Research on what works in AI assessment design is “fragmented and difficult to navigate,” Thomas Corbin (Deakin U) and a compendium of colleagues have warned.
They propose priorities for research, because they are needed, and now.
“Teachers … need to make decisions. They have students in class today and cannot put off decision making until a (likely non-existent) perfect solution is found,” they argue in what is less of a paper; more of a work plan.
They propose basing research on four principles:
- Clarifying what assessment involving AI means: less “mechanics of verification” more focus on the “broader educational purposes that assessment serves”
- Identifying different AI tasks: is the research on students using AI to, to check grammar, generate essay outlines, or “to simulate dialogue with historical figures”?
- Putting the tasks being researched in historical context: “we see studies rediscovering insights about collaboration, delegation, or textual borrowing that have been well understood in other contexts”
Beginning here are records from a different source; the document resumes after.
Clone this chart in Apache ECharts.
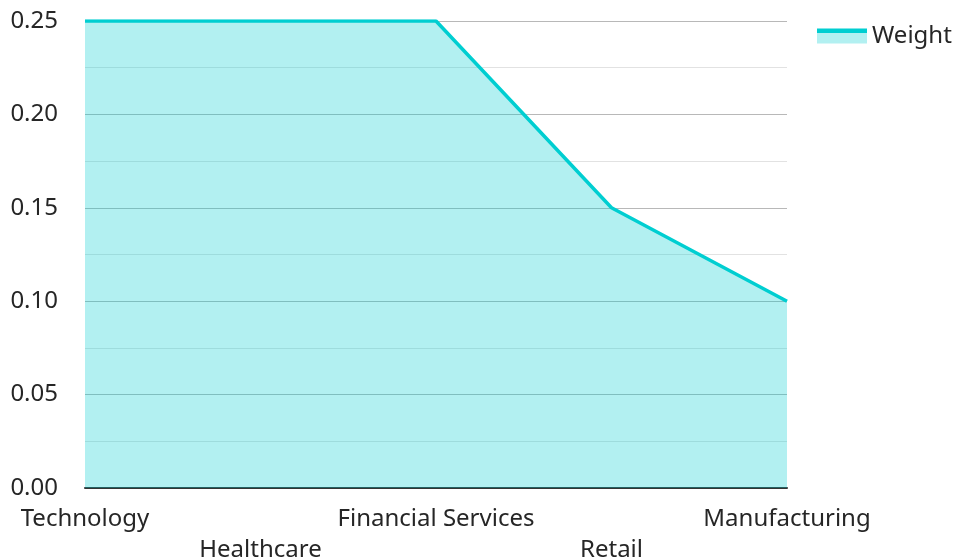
<!DOCTYPE html>
<html>
<head>
<meta charset="utf-8">
<script src="https://cdn.jsdelivr.net/npm/echarts@6/dist/echarts.min.js"></script>
<style>
  html, body { margin: 0; padding: 0; background: #fff; }
  #chart { width: 957px; height: 560px; }
</style>
</head>
<body>
<div id="chart"></div>
<script>
var categories = ['Technology', 'Healthcare', 'Financial Services', 'Retail', 'Manufacturing'];
var weights = [0.25, 0.25, 0.25, 0.15, 0.10];

var lineColor = '#00CED1';
var areaColor = '#b2f0f1';
var textColor = '#262626';

var chart = echarts.init(document.getElementById('chart'));

chart.setOption({
    animation: false,
    textStyle: { fontFamily: 'Noto Sans' },
    grid: { left: 85, right: 170, top: 21, bottom: 72, outerBoundsMode: 'none' },
    legend: {
        left: 812,
        top: 19,
        icon: 'rect',
        itemWidth: 50,
        itemHeight: 15,
        textStyle: { fontSize: 24, color: textColor, fontFamily: 'Noto Sans' },
        itemStyle: {
            // line on top, filled area below
            color: {
                type: 'linear', x: 0, y: 0, x2: 0, y2: 1,
                colorStops: [
                    { offset: 0, color: lineColor },
                    { offset: 0.27, color: lineColor },
                    { offset: 0.27, color: areaColor },
                    { offset: 1, color: areaColor }
                ]
            }
        },
        data: ['Weight']
    },
    xAxis: {
        type: 'category',
        data: categories,
        boundaryGap: false,
        axisLine: { lineStyle: { color: '#333', width: 2 } },
        axisTick: { show: false },
        axisLabel: {
            interval: 0,
            fontSize: 24,
            color: textColor,
            margin: 16,
            lineHeight: 31,
            formatter: function (v, i) {
                // stagger labels so they do not overlap
                return i % 2 === 1 ? '\n' + v : v;
            }
        }
    },
    yAxis: {
        type: 'value',
        min: 0,
        max: 0.25,
        interval: 0.05,
        axisLine: { show: false },
        axisTick: { show: false },
        axisLabel: {
            fontSize: 24,
            color: textColor,
            margin: 27,
            formatter: function (v) { return v.toFixed(2); }
        },
        splitLine: { lineStyle: { color: '#b8b8b8', width: 1 } },
        minorTick: { show: false, splitNumber: 2 },
        minorSplitLine: { show: true, lineStyle: { color: '#e2e2e2', width: 1 } }
    },
    series: [{
        name: 'Weight',
        type: 'line',
        data: weights,
        symbol: 'none',
        lineStyle: { color: lineColor, width: 3.5 },
        itemStyle: { color: lineColor },
        areaStyle: { color: lineColor, opacity: 0.3 }
    }]
});
</script>
</body>
</html>
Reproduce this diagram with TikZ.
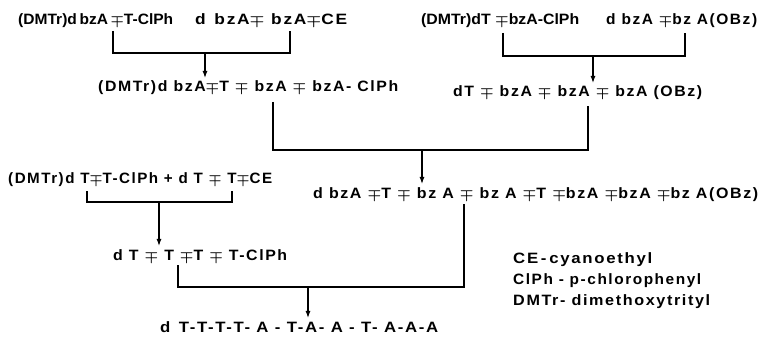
\documentclass[tikz,border=0pt]{standalone}
\usepackage{amsmath,bm}
\usepackage{fontspec}
\usetikzlibrary{arrows.meta,positioning}
\newfontfamily\scanfont[LetterSpace=10]{Liberation Sans}
\newfontfamily\tightfont{Liberation Sans}
\newcommand{\mpm}{\ensuremath{\boldsymbol{\mp}}}
% stretch a formula to the width it has in the scan
\newcommand{\fitw}[2]{\resizebox{#1}{\height}{#2}}
\tikzset{
  seqtext/.style={inner sep=0pt,anchor=base west,font=\fontsize{15}{18}\scanfont\bfseries},
  tightseq/.style={seqtext,font=\fontsize{15}{18}\tightfont\bfseries},
  bracketline/.style={line width=1.1pt,draw=black},
  downarrow/.style={-{Latex[length=7pt,width=5pt]},line width=1.1pt,draw=black,shorten >=3pt}
}

\begin{document}
\begin{tikzpicture}[x=1pt,y=-1pt]
\useasboundingbox (0,0) rectangle (764,337);
% starting fragments
\node[tightseq] (fragA) at (18,25) {\fitw{155pt}{(DMTr)d\,bzA\,\mpm{}T-ClPh}};
\node[seqtext] (fragB) at (195,25) {\fitw{152pt}{d\enspace bzA\mpm{} bzA\mpm{}CE}};
\node[tightseq] (fragC) at (421,25) {\fitw{158pt}{(DMTr)dT \mpm{}bzA-ClPh}};
\node[seqtext] (fragD) at (606,25) {\fitw{151pt}{d bzA \mpm{}bz A(OBz)}};
% tetramers
\node[seqtext] (tetA) at (98,92) {\fitw{300pt}{(DMTr)d bzA\mpm{}T \mpm{} bzA \mpm{} bzA- ClPh}};
\node[seqtext] (tetB) at (453,97) {\fitw{249pt}{dT \mpm{} bzA \mpm{} bzA \mpm{} bzA (OBz)}};
% octamer and dimers
\node[seqtext] (dimT) at (8,183) {\fitw{264pt}{(DMTr)d T\mpm{}T-ClPh + d T \mpm{} T\mpm{}CE}};
\node[seqtext] (octA) at (313,198) {\fitw{445pt}{d bzA \mpm{}T \mpm{} bz A \mpm{} bz A \mpm{}T \mpm{}bzA \mpm{}bzA \mpm{}bz A(OBz)}};
\node[seqtext] (tetT) at (113,260) {\fitw{174pt}{d T \mpm{} T \mpm{}T \mpm{} T-ClPh}};
% final product
\node[seqtext] (prod) at (160,332) {\fitw{278pt}{d\enspace T-T-T-T- A - T-A- A - T- A-A-A}};
% abbreviations
\node[seqtext] (legCE) at (513,263) {\fitw{139pt}{CE\,-\,cyanoethyl}};
\node[seqtext] (legCl) at (513,284) {\fitw{188pt}{ClPh - p-chlorophenyl}};
\node[seqtext] (legDM) at (513,305) {\fitw{197pt}{DMTr- dimethoxytrityl}};

\coordinate (b1l) at (113,31);
\coordinate (b1r) at (290,31);
\coordinate (b1m) at (205,53);
\coordinate (b2l) at (503,33);
\coordinate (b2r) at (685,33);
\coordinate (b2m) at (593,56);
\coordinate (b3l) at (273,102);
\coordinate (b3r) at (588,106);
\coordinate (b3m) at (422,150);
\coordinate (b4l) at (87,191);
\coordinate (b4r) at (232,191);
\coordinate (b4m) at (159,202);
\coordinate (b5l) at (178,265);
\coordinate (b5r) at (464,204);
\coordinate (b5m) at (308,287);

\draw[bracketline] (b1l) |- (b1m) -| (b1r);
\draw[downarrow] (b1m) -- (b1m |- tetA.north);
\draw[bracketline] (b2l) |- (b2m) -| (b2r);
\draw[downarrow] (b2m) -- (b2m |- tetB.north);
\draw[bracketline] (b3l) |- (b3m) -| (b3r);
\draw[downarrow] (b3m) -- (b3m |- octA.north);
\draw[bracketline] (b4l) |- (b4m) -| (b4r);
\draw[downarrow] (b4m) -- (b4m |- tetT.north);
\draw[bracketline] (b5l) |- (b5m) -| (b5r);
\draw[downarrow] (b5m) -- (b5m |- prod.north);
\end{tikzpicture}
\end{document}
- And an ethical one: inclusion, equity, ethics and social justice are “necessary guiding principles.”
And they establish domains of inquiry into what matters, including:
- Why assess: “without research into why we assess, our responses to the AI challenge risk collapsing into piecemeal technical fixes that preserve measurement routines while eroding the moral and social grounds on which those routines are legitimated.”
- Who created and who assesses work made with AI: “understanding who is involved in assessment, and on what grounds, will be crucial for ensuring that assessment remains a credible, recognitive, and publicly defensible practice of judgment.”
- what can and should be assessed: “every assessment embodies an assumption of purpose and a theory of what matters” AI “exposes how those theories are encoded in learning outcomes.”
- how and when to assess: AI complicates the translation of what learners do into what teachers see and how/where it is graded
- where assessment happens: “students may complete work in digital and AI-rich environments, teachers may design or grade within external tools, and universities may increasingly rely on platform analytics or credentialing systems to confirm achievement.”
The take-out: “the future of assessment will be defined by trade-offs rather than simple solutions. Research that takes up these domains can help to clarify what those trade-offs are, and what they mean in different contexts.”
This builds on Corbin and colleagues already influential September paper on pragmatic assessment of student work in the age of AI, when there are better/worse, but not correct ways, (FC here).